▸ **WHAT TO DO**:
Exactly as written, quote every line that follows, skipping the images.
::::::::::
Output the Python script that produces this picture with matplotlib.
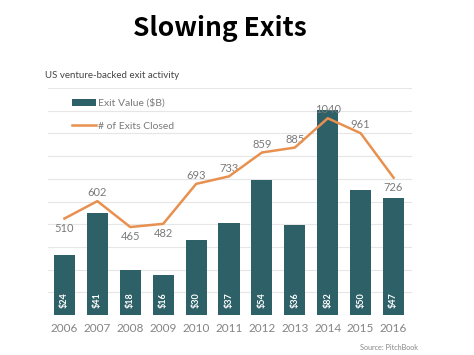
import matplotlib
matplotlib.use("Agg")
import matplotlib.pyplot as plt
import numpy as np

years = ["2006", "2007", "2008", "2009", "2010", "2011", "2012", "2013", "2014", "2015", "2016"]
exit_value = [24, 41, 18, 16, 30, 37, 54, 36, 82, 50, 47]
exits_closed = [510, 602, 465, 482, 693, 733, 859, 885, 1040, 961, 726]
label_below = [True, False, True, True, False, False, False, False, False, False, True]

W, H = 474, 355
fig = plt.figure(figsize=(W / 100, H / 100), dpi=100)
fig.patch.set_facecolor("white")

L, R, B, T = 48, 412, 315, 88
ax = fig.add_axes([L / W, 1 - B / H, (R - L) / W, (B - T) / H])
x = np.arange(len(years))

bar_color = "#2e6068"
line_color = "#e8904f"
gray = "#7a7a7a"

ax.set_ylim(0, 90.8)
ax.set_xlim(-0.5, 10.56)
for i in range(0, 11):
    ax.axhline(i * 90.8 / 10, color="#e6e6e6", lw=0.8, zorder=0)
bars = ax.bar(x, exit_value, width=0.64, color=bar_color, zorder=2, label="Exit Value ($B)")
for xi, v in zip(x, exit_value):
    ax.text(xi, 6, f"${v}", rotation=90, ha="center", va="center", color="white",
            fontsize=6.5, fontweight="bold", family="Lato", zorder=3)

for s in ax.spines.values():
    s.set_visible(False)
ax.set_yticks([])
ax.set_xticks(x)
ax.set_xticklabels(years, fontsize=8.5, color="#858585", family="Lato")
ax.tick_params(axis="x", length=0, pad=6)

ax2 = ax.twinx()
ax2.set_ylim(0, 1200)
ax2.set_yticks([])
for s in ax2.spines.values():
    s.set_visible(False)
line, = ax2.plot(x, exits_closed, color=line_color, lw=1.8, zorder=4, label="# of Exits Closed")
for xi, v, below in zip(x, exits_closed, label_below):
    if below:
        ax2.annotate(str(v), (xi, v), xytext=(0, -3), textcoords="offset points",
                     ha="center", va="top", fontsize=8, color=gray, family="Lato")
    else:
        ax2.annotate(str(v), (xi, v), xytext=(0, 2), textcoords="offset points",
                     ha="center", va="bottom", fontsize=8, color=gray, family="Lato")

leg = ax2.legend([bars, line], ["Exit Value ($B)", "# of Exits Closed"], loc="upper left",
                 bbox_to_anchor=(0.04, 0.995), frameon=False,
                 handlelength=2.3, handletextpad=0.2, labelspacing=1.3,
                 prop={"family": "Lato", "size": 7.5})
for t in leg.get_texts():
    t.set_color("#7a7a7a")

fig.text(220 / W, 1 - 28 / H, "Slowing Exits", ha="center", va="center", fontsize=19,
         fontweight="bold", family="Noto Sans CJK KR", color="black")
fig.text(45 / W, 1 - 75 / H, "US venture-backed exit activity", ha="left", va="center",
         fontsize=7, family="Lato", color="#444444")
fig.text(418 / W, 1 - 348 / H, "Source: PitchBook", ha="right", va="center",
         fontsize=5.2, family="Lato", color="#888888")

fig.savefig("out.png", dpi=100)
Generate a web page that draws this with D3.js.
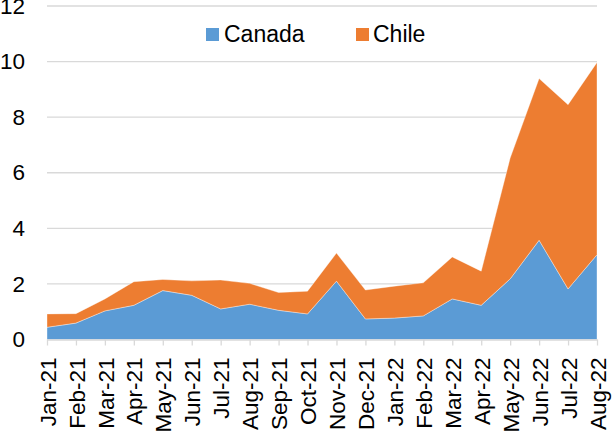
::::::::::
▸ **THE RESULT**:
Output the Python script that produces this picture with matplotlib.
import matplotlib
matplotlib.use("Agg")
import matplotlib.pyplot as plt
import numpy as np

years = ["2006", "2007", "2008", "2009", "2010", "2011", "2012", "2013", "2014", "2015", "2016"]
exit_value = [24, 41, 18, 16, 30, 37, 54, 36, 82, 50, 47]
exits_closed = [510, 602, 465, 482, 693, 733, 859, 885, 1040, 961, 726]
label_below = [True, False, True, True, False, False, False, False, False, False, True]

W, H = 474, 355
fig = plt.figure(figsize=(W / 100, H / 100), dpi=100)
fig.patch.set_facecolor("white")

L, R, B, T = 48, 412, 315, 88
ax = fig.add_axes([L / W, 1 - B / H, (R - L) / W, (B - T) / H])
x = np.arange(len(years))

bar_color = "#2e6068"
line_color = "#e8904f"
gray = "#7a7a7a"

ax.set_ylim(0, 90.8)
ax.set_xlim(-0.5, 10.56)
for i in range(0, 11):
    ax.axhline(i * 90.8 / 10, color="#e6e6e6", lw=0.8, zorder=0)
bars = ax.bar(x, exit_value, width=0.64, color=bar_color, zorder=2, label="Exit Value ($B)")
for xi, v in zip(x, exit_value):
    ax.text(xi, 6, f"${v}", rotation=90, ha="center", va="center", color="white",
            fontsize=6.5, fontweight="bold", family="Lato", zorder=3)

for s in ax.spines.values():
    s.set_visible(False)
ax.set_yticks([])
ax.set_xticks(x)
ax.set_xticklabels(years, fontsize=8.5, color="#858585", family="Lato")
ax.tick_params(axis="x", length=0, pad=6)

ax2 = ax.twinx()
ax2.set_ylim(0, 1200)
ax2.set_yticks([])
for s in ax2.spines.values():
    s.set_visible(False)
line, = ax2.plot(x, exits_closed, color=line_color, lw=1.8, zorder=4, label="# of Exits Closed")
for xi, v, below in zip(x, exits_closed, label_below):
    if below:
        ax2.annotate(str(v), (xi, v), xytext=(0, -3), textcoords="offset points",
                     ha="center", va="top", fontsize=8, color=gray, family="Lato")
    else:
        ax2.annotate(str(v), (xi, v), xytext=(0, 2), textcoords="offset points",
                     ha="center", va="bottom", fontsize=8, color=gray, family="Lato")

leg = ax2.legend([bars, line], ["Exit Value ($B)", "# of Exits Closed"], loc="upper left",
                 bbox_to_anchor=(0.04, 0.995), frameon=False,
                 handlelength=2.3, handletextpad=0.2, labelspacing=1.3,
                 prop={"family": "Lato", "size": 7.5})
for t in leg.get_texts():
    t.set_color("#7a7a7a")

fig.text(220 / W, 1 - 28 / H, "Slowing Exits", ha="center", va="center", fontsize=19,
         fontweight="bold", family="Noto Sans CJK KR", color="black")
fig.text(45 / W, 1 - 75 / H, "US venture-backed exit activity", ha="left", va="center",
         fontsize=7, family="Lato", color="#444444")
fig.text(418 / W, 1 - 348 / H, "Source: PitchBook", ha="right", va="center",
         fontsize=5.2, family="Lato", color="#888888")

fig.savefig("out.png", dpi=100)
Generate a web page that draws this with D3.js.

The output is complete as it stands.